Folha - Por que os estudantes não têm um papel mais ativo?
Akbarpour -
Como deixei o Irã há sete anos, não posso falar ao certo. Todavia creio que a nova geração de estudantes, como seus colegas do mundo inteiro, esteja mais preocupada com suas próprias necessidades do que com a evolução da política.
Vale lembrar que os estudantes que se sublevaram há alguns anos já estão formados. Várias formas de liberdade individual, como o direito de ir a um concerto ou a uma festa, já foram quase totalmente conquistadas. O peso de pensar em política continua nas costas da geração anterior de estudantes.

Folha - Como foi seu tempo como líder estudantil no Irã?
Akbarpour -
Na década de 90, eu era uma jovem que buscava respostas para milhões de questões na minha cabeça.
Eu deveria permanecer no Irã, como fez meu pai [cuja revista "Melat" foi banida após a revolução], para acabar morrendo aos 44 anos? Ou deveria pôr o véu em minha cabeça pela primeira vez na vida, agindo contra meus próprios valores? Ou ainda deveria deixar que pessoas que não tinham nem metade de meu conhecimento tomassem conta da mídia, sendo pagos por textos sem nenhum significado?
É muito difícil explicar aos clérigos que nós, iranianos de mente aberta e educados, não queremos afastá-los de nosso círculo social, como ocorreu durante cada grande movimento social nos 3.000 anos de nossa civilização. É difícil mostrar-lhes que, se eles fossem mais tolerantes, haveria lugar para todos em nossa sociedade.

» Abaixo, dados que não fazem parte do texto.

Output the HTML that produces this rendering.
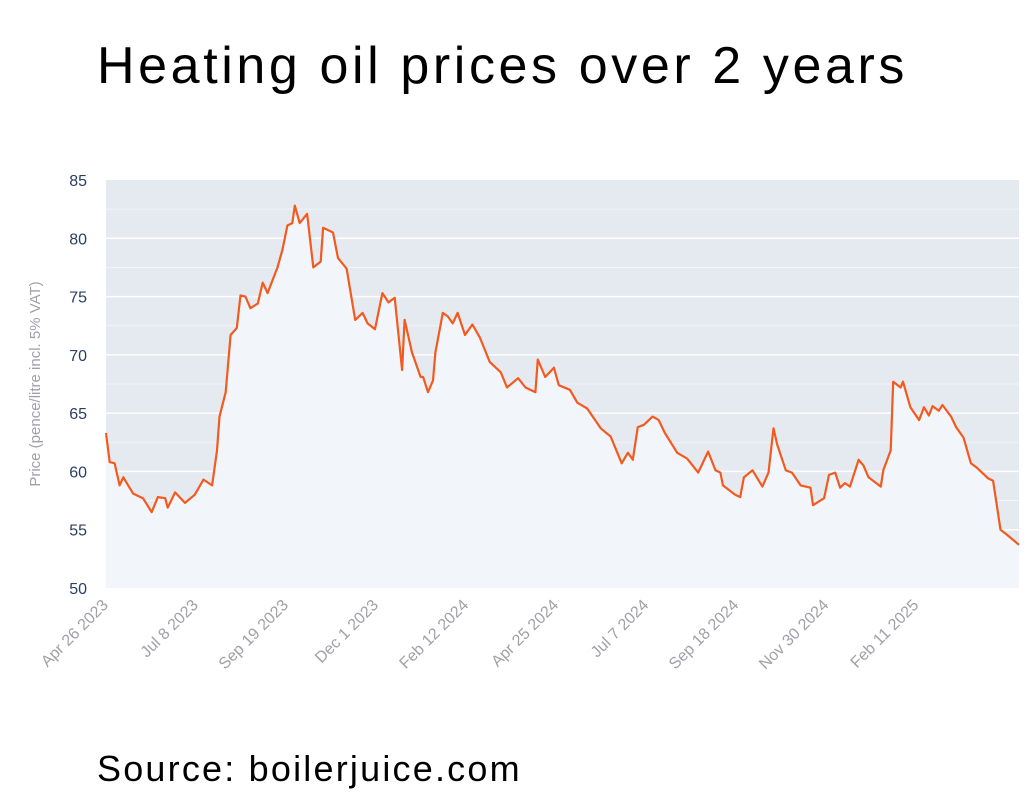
<!DOCTYPE html>
<html><head><meta charset="utf-8"><style>
body{margin:0;background:#fff;width:1029px;height:801px;overflow:hidden;font-family:"Liberation Sans",sans-serif}
#title{position:absolute;left:97px;top:36px;font-size:52px;color:#000;letter-spacing:3.6px;white-space:nowrap}
#source{position:absolute;left:97px;top:748px;font-size:36px;color:#000;letter-spacing:2.2px;white-space:nowrap}
svg{position:absolute;left:0;top:0}
</style></head><body>
<div id="title">Heating oil prices over 2 years</div>
<div id="source">Source: boilerjuice.com</div>
<svg id="chart" width="1029" height="801"></svg>
<script>
const days=[0,3,7,11,14,22,30,37,42,48,50,56,64,72,79,86,90,92,97,101,106,109,113,117,123,127,131,139,143,147,151,153,157,163,168,174,176,184,188,195,202,208,212,218,224,229,234,240,242,248,255,257,261,265,267,273,277,281,285,291,297,303,311,320,325,334,340,348,350,356,363,367,376,382,390,401,409,418,423,427,431,436,443,448,453,463,471,480,488,494,498,500,510,514,517,524,532,537,541,544,551,556,563,571,573,582,586,591,595,599,603,610,614,618,628,630,636,638,644,646,652,659,663,667,670,675,678,685,689,695,701,706,715,719,725,731,740];
const prices=[63.3,60.8,60.7,58.8,59.5,58.1,57.7,56.5,57.8,57.7,56.9,58.2,57.3,58.0,59.3,58.8,61.8,64.7,66.8,71.7,72.3,75.1,75.0,74.0,74.4,76.2,75.3,77.5,79.0,81.1,81.3,82.8,81.3,82.1,77.5,78.0,80.9,80.5,78.3,77.4,73.0,73.6,72.7,72.2,75.3,74.5,74.9,68.7,73.0,70.2,68.1,68.1,66.8,67.8,70.2,73.6,73.3,72.7,73.6,71.7,72.6,71.5,69.4,68.5,67.2,68.0,67.2,66.8,69.6,68.1,68.9,67.4,67.0,65.9,65.4,63.7,63.0,60.7,61.6,61.0,63.8,64.0,64.7,64.4,63.3,61.6,61.1,59.9,61.7,60.1,59.9,58.8,58.0,57.8,59.5,60.1,58.7,59.9,63.7,62.3,60.1,59.9,58.8,58.6,57.1,57.7,59.7,59.9,58.6,59.0,58.7,61.0,60.5,59.5,58.7,60.1,61.8,67.7,67.2,67.7,65.5,64.4,65.5,64.8,65.6,65.2,65.7,64.7,63.8,62.9,60.7,60.3,59.4,59.2,55.0,54.5,53.7];
const yTicks=[50,55,60,65,70,75,80,85];
const xTickDays=[0,73,146,219,292,365,438,511,584,657];
const xTickLabels=["Apr 26 2023","Jul 8 2023","Sep 19 2023","Dec 1 2023","Feb 12 2024","Apr 25 2024","Jul 7 2024","Sep 18 2024","Nov 30 2024","Feb 11 2025"];
const L=106,R=1019,T=180,B=588,D0=0,D1=740,V0=50,V1=85;
const X=d=>L+(d-D0)/(D1-D0)*(R-L);
const Y=v=>B-(v-V0)/(V1-V0)*(B-T);
const svg=document.getElementById('chart');const NS='http://www.w3.org/2000/svg';
function mk(t,a){const e=document.createElementNS(NS,t);for(const k in a)e.setAttribute(k,a[k]);svg.appendChild(e);return e;}
const bg=mk('rect',{x:L,y:T,width:R-L,height:B-T,fill:'#e5e9f0'});


for(let v=V0+2.5;v<V1;v+=2.5){const g=mk('line',{x1:L,x2:R,y1:Y(v),y2:Y(v),stroke:'#fff','stroke-width':(v%5===0)?1.5:0.8,opacity:(v%5===0)?1:0.6});

}
let pts=days.map((d,i)=>X(d).toFixed(1)+','+Y(prices[i]).toFixed(1));
const area=mk('polygon',{points:X(days[0])+','+B+' '+pts.join(' ')+' '+X(days[days.length-1])+','+B,fill:'#f2f6fa'});


const line=mk('polyline',{points:pts.join(' '),fill:'none',stroke:'#f25a1f','stroke-width':2.2,'stroke-linejoin':'round'});


yTicks.forEach(v=>{const t=mk('text',{x:87,y:Y(v)+6,'text-anchor':'end','font-size':16,fill:'#2a3f5f'});t.textContent=v;

});
xTickDays.forEach((d,i)=>{const x=X(d)+3,y=606;const t=mk('text',{x:x,y:y,'text-anchor':'end','font-size':16,fill:'#a0a0a8',transform:`rotate(-45 ${x} ${y})`});t.textContent=xTickLabels[i];

});
const yt=mk('text',{x:40,y:384,'text-anchor':'middle','font-size':15,fill:'#a0a0a8',transform:'rotate(-90 40 384)'});yt.textContent='Price (pence/litre incl. 5% VAT)';


</script>
</body></html>
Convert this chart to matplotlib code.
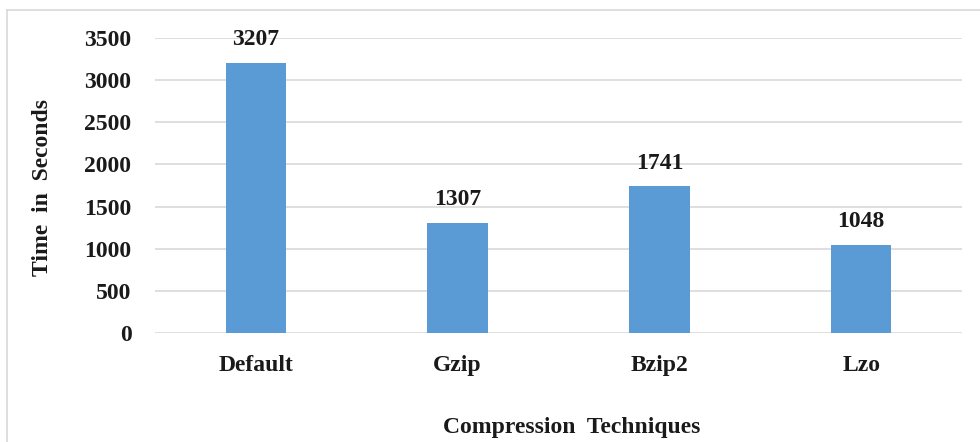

Só encontrei as respostas que procurava quando, de véu na cabeça, tentei pensar de modo diferente e fazer com que meus chefes, todos religiosos, entendessem por que eu era diferente. Com isso, também percebi que eles tinham o direito de pensar de outra forma. Assim, nasceu o movimento reformista no Irã, e nós nos tornamos a chamada "geração das reformas".